1. **Identify the parts:** First, I looked at the equation $$-4t^2 + t - \frac{1}{2} = 0$$ I know this is a quadratic equation because it has a $t^2$ term. It looks like $at^2 + bt + c = 0$. So, I figured out that $a = -4$, $b = 1$, and $c = -\frac{1}{2}$.
2. **Use the quadratic formula:** My favorite way to solve quadratic equations is using the quadratic formula: $t = \frac{-b \pm \sqrt{b^2 - 4ac}}{2a}$. It's like a secret key to unlock all the answers!
3. **Check the inside part (discriminant):** Before plugging everything in, I like to look at the part under the square root, $b^2 - 4ac$. This is called the discriminant.
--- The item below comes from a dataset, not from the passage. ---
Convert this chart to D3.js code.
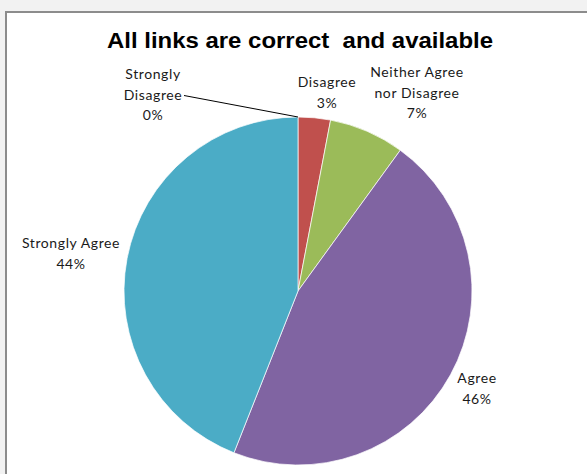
<!DOCTYPE html>
<html>
<head>
<meta charset="utf-8">
<script src="https://cdn.jsdelivr.net/npm/d3@7/dist/d3.min.js"></script>
<style>
  html, body { margin: 0; padding: 0; background: #f2f2f2; }
  svg { display: block; }
</style>
</head>
<body>
<svg id="chart" width="587" height="474"></svg>
<script>
// Survey responses for "All links are correct and available"
const categories = ["Strongly Disagree", "Disagree", "Neither Agree nor Disagree", "Agree", "Strongly Agree"];
const percents = [0, 3, 7, 46, 44];
const colors = ["#4F81BD", "#C0504D", "#9BBB59", "#8064A2", "#4BACC6"];

// Label text lines per category (value line appended from the data)
const labelLines = [
  ["Strongly", "Disagree"],
  ["Disagree"],
  ["Neither Agree", "nor Disagree"],
  ["Agree"],
  ["Strongly Agree"]
];
// Label anchor offsets (dx, first-baseline dy) relative to the pie centre
const labelOffsets = [
  [-145, -212],
  [29, -204],
  [119, -214],
  [179, 92],
  [-227, -43]
];

const title = "All links are correct  and available";

const svg = d3.select("#chart");
const W = 587, H = 474;

// Chart frame
svg.append("rect")
  .attr("x", 6).attr("y", 12)
  .attr("width", W + 10).attr("height", H + 10)
  .attr("fill", "#ffffff")
  .attr("stroke", "#8c8c8c")
  .attr("stroke-width", 2);

// Title
svg.append("text")
  .attr("x", 300).attr("y", 48)
  .attr("text-anchor", "middle")
  .style("white-space", "pre")
  .attr("font-family", "'Liberation Sans', Arial, sans-serif")
  .attr("font-weight", "bold")
  .attr("font-size", 21.5)
  .attr("textLength", 386)
  .attr("lengthAdjust", "spacingAndGlyphs")
  .attr("fill", "#000")
  .text(title);

const cx = 298, cy = 291, r = 174;
const g = svg.append("g").attr("transform", `translate(${cx},${cy})`);

const pie = d3.pie().sort(null).value(d => d.value);
const data = categories.map((c, i) => ({ name: c, value: percents[i], color: colors[i], i }));
const arcs = pie(data);
const arc = d3.arc().innerRadius(0).outerRadius(r);

g.selectAll("path.slice")
  .data(arcs)
  .join("path")
  .attr("class", "slice")
  .attr("d", arc)
  .attr("fill", d => d.data.color)
  .attr("stroke", d => d.data.value > 0 ? "#ffffff" : "none")
  .attr("stroke-width", 0.7);

// Data labels
const lineH = 20.5;
const labels = g.selectAll("g.label")
  .data(arcs)
  .join("g")
  .attr("class", "label")
  .attr("transform", d => `translate(${labelOffsets[d.data.i][0]},${labelOffsets[d.data.i][1]})`);

labels.each(function(d) {
  const lines = labelLines[d.data.i].concat([d3.format("d")(d.data.value) + "%"]);
  const t = d3.select(this).append("text")
    .attr("text-anchor", "middle")
    .attr("font-family", "Lato, 'Open Sans', sans-serif")
    .attr("font-size", 14)
    .attr("letter-spacing", 0.6)
    .attr("fill", "#1a1a1a");
  lines.forEach((ln, k) => {
    t.append("tspan").attr("x", 0).attr("y", k * lineH).text(ln);
  });
});

// Leader line for the zero-size slice, from its label to the slice's edge
const zero = arcs[0];
const edgeAngle = (zero.startAngle + zero.endAngle) / 2;
const lo = labelOffsets[0];
g.append("line")
  .attr("x1", lo[0] + 31).attr("y1", lo[1] + lineH - 4)
  .attr("x2", r * Math.sin(edgeAngle))
  .attr("y2", -r * Math.cos(edgeAngle))
  .attr("stroke", "#000")
  .attr("stroke-width", 1);
</script>
</body>
</html>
I calculated it:
$1^2 - 4(-4)(-\frac{1}{2})$
$= 1 - 16(\frac{1}{2})$
$= 1 - 8$
$= -7$
4. **Understand what the discriminant means:** Since I got a negative number ($-7$), I knew right away that my answers wouldn't be just regular numbers; they would be "complex numbers" that use the letter 'i'. That's super cool!
5. **Find the solutions:** Now I plugged all my numbers into the quadratic formula:
$t = \frac{-1 \pm \sqrt{-7}}{2(-4)}$
$t = \frac{-1 \pm i\sqrt{7}}{-8}$ (Because $\sqrt{-7} = i\sqrt{7}$)
Then, I simplified it by dividing both parts of the top by $-8$:
$t = \frac{-1}{-8} \pm \frac{i\sqrt{7}}{-8}$
$t = \frac{1}{8} \mp \frac{\sqrt{7}}{8}i$
So, the two solutions are $t = \frac{1}{8} - \frac{\sqrt{7}}{8}i$ and $t = \frac{1}{8} + \frac{\sqrt{7}}{8}i$.
6. **Connect to zeros:** The problem also asked about the "zeros" of a function. A "zero" of a function (like $f(t) = -4t^2 + t - \frac{1}{2}$) is just a fancy way of saying the 't' values that make the function equal to zero. Since we just found the 't' values that make the equation $$-4t^2 + t - \frac{1}{2} = 0$$ true, these solutions are exactly the same as the zeros of the function!